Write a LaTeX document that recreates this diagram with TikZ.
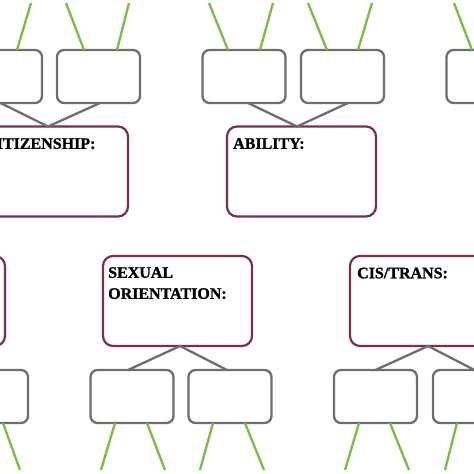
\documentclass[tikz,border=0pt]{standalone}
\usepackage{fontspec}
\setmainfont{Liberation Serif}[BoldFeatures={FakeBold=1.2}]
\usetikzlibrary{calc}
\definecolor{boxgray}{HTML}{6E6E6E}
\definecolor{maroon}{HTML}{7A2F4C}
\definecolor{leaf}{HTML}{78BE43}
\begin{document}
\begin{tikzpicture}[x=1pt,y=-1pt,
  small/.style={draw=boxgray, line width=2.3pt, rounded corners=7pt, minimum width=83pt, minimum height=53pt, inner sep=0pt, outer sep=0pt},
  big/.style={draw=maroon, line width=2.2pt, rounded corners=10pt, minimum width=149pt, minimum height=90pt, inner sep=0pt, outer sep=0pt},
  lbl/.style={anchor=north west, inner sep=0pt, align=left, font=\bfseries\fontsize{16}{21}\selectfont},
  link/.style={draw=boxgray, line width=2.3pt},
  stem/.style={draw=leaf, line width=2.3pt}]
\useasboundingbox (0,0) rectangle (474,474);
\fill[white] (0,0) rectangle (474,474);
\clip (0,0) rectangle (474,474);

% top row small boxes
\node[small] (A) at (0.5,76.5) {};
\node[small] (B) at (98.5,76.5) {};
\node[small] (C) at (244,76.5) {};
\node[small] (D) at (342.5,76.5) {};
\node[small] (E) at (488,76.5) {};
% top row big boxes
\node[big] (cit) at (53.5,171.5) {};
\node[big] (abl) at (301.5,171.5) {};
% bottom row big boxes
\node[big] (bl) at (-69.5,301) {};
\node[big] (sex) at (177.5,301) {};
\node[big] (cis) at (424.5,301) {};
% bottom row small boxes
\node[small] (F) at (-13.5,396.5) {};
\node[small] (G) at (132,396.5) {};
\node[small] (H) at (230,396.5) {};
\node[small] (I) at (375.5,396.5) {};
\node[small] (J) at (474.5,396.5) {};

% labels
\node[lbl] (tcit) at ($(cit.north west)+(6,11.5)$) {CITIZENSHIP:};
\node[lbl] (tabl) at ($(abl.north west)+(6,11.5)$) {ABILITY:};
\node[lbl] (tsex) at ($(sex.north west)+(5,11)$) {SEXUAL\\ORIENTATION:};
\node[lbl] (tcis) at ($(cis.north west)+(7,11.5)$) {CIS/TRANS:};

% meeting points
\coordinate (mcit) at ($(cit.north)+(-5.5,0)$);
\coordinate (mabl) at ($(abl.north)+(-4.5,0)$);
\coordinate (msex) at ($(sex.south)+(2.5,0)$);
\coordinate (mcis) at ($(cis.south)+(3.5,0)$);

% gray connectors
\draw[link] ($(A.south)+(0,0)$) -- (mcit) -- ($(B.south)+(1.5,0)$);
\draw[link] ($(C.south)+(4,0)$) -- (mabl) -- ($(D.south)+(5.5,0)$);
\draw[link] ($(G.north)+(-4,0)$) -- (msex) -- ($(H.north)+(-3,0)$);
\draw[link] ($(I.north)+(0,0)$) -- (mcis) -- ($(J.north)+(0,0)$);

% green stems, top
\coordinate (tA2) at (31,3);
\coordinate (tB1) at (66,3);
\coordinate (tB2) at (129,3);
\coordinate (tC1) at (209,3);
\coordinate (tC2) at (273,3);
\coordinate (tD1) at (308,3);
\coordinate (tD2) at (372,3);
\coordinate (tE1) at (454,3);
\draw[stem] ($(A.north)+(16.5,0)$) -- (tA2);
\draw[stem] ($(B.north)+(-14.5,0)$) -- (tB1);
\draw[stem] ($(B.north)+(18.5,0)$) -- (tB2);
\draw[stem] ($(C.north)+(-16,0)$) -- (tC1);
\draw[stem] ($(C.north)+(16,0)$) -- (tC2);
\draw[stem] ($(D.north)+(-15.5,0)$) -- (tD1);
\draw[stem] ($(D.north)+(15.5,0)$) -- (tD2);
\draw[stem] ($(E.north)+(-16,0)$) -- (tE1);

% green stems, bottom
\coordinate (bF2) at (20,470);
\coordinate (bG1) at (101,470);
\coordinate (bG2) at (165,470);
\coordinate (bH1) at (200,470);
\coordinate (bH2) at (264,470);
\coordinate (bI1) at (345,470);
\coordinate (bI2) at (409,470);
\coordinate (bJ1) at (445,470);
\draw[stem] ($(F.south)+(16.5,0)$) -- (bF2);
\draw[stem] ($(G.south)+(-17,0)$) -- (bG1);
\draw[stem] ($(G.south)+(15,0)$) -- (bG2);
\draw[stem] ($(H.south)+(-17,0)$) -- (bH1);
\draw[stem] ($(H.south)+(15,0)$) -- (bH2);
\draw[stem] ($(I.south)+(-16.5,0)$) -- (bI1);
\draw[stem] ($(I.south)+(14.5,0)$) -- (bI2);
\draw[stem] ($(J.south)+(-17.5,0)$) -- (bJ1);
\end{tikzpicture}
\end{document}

- TO BE DONE
The data above needs to be retyped exactly, with the images left out.

- TASK OUTPUT
Write a LaTeX document that recreates this diagram with TikZ.
\documentclass[tikz,border=0pt]{standalone}
\usepackage{fontspec}
\setmainfont{Liberation Serif}[BoldFeatures={FakeBold=1.2}]
\usetikzlibrary{calc}
\definecolor{boxgray}{HTML}{6E6E6E}
\definecolor{maroon}{HTML}{7A2F4C}
\definecolor{leaf}{HTML}{78BE43}
\begin{document}
\begin{tikzpicture}[x=1pt,y=-1pt,
  small/.style={draw=boxgray, line width=2.3pt, rounded corners=7pt, minimum width=83pt, minimum height=53pt, inner sep=0pt, outer sep=0pt},
  big/.style={draw=maroon, line width=2.2pt, rounded corners=10pt, minimum width=149pt, minimum height=90pt, inner sep=0pt, outer sep=0pt},
  lbl/.style={anchor=north west, inner sep=0pt, align=left, font=\bfseries\fontsize{16}{21}\selectfont},
  link/.style={draw=boxgray, line width=2.3pt},
  stem/.style={draw=leaf, line width=2.3pt}]
\useasboundingbox (0,0) rectangle (474,474);
\fill[white] (0,0) rectangle (474,474);
\clip (0,0) rectangle (474,474);

% top row small boxes
\node[small] (A) at (0.5,76.5) {};
\node[small] (B) at (98.5,76.5) {};
\node[small] (C) at (244,76.5) {};
\node[small] (D) at (342.5,76.5) {};
\node[small] (E) at (488,76.5) {};
% top row big boxes
\node[big] (cit) at (53.5,171.5) {};
\node[big] (abl) at (301.5,171.5) {};
% bottom row big boxes
\node[big] (bl) at (-69.5,301) {};
\node[big] (sex) at (177.5,301) {};
\node[big] (cis) at (424.5,301) {};
% bottom row small boxes
\node[small] (F) at (-13.5,396.5) {};
\node[small] (G) at (132,396.5) {};
\node[small] (H) at (230,396.5) {};
\node[small] (I) at (375.5,396.5) {};
\node[small] (J) at (474.5,396.5) {};

% labels
\node[lbl] (tcit) at ($(cit.north west)+(6,11.5)$) {CITIZENSHIP:};
\node[lbl] (tabl) at ($(abl.north west)+(6,11.5)$) {ABILITY:};
\node[lbl] (tsex) at ($(sex.north west)+(5,11)$) {SEXUAL\\ORIENTATION:};
\node[lbl] (tcis) at ($(cis.north west)+(7,11.5)$) {CIS/TRANS:};

% meeting points
\coordinate (mcit) at ($(cit.north)+(-5.5,0)$);
\coordinate (mabl) at ($(abl.north)+(-4.5,0)$);
\coordinate (msex) at ($(sex.south)+(2.5,0)$);
\coordinate (mcis) at ($(cis.south)+(3.5,0)$);

% gray connectors
\draw[link] ($(A.south)+(0,0)$) -- (mcit) -- ($(B.south)+(1.5,0)$);
\draw[link] ($(C.south)+(4,0)$) -- (mabl) -- ($(D.south)+(5.5,0)$);
\draw[link] ($(G.north)+(-4,0)$) -- (msex) -- ($(H.north)+(-3,0)$);
\draw[link] ($(I.north)+(0,0)$) -- (mcis) -- ($(J.north)+(0,0)$);

% green stems, top
\coordinate (tA2) at (31,3);
\coordinate (tB1) at (66,3);
\coordinate (tB2) at (129,3);
\coordinate (tC1) at (209,3);
\coordinate (tC2) at (273,3);
\coordinate (tD1) at (308,3);
\coordinate (tD2) at (372,3);
\coordinate (tE1) at (454,3);
\draw[stem] ($(A.north)+(16.5,0)$) -- (tA2);
\draw[stem] ($(B.north)+(-14.5,0)$) -- (tB1);
\draw[stem] ($(B.north)+(18.5,0)$) -- (tB2);
\draw[stem] ($(C.north)+(-16,0)$) -- (tC1);
\draw[stem] ($(C.north)+(16,0)$) -- (tC2);
\draw[stem] ($(D.north)+(-15.5,0)$) -- (tD1);
\draw[stem] ($(D.north)+(15.5,0)$) -- (tD2);
\draw[stem] ($(E.north)+(-16,0)$) -- (tE1);

% green stems, bottom
\coordinate (bF2) at (20,470);
\coordinate (bG1) at (101,470);
\coordinate (bG2) at (165,470);
\coordinate (bH1) at (200,470);
\coordinate (bH2) at (264,470);
\coordinate (bI1) at (345,470);
\coordinate (bI2) at (409,470);
\coordinate (bJ1) at (445,470);
\draw[stem] ($(F.south)+(16.5,0)$) -- (bF2);
\draw[stem] ($(G.south)+(-17,0)$) -- (bG1);
\draw[stem] ($(G.south)+(15,0)$) -- (bG2);
\draw[stem] ($(H.south)+(-17,0)$) -- (bH1);
\draw[stem] ($(H.south)+(15,0)$) -- (bH2);
\draw[stem] ($(I.south)+(-16.5,0)$) -- (bI1);
\draw[stem] ($(I.south)+(14.5,0)$) -- (bI2);
\draw[stem] ($(J.south)+(-17.5,0)$) -- (bJ1);
\end{tikzpicture}
\end{document}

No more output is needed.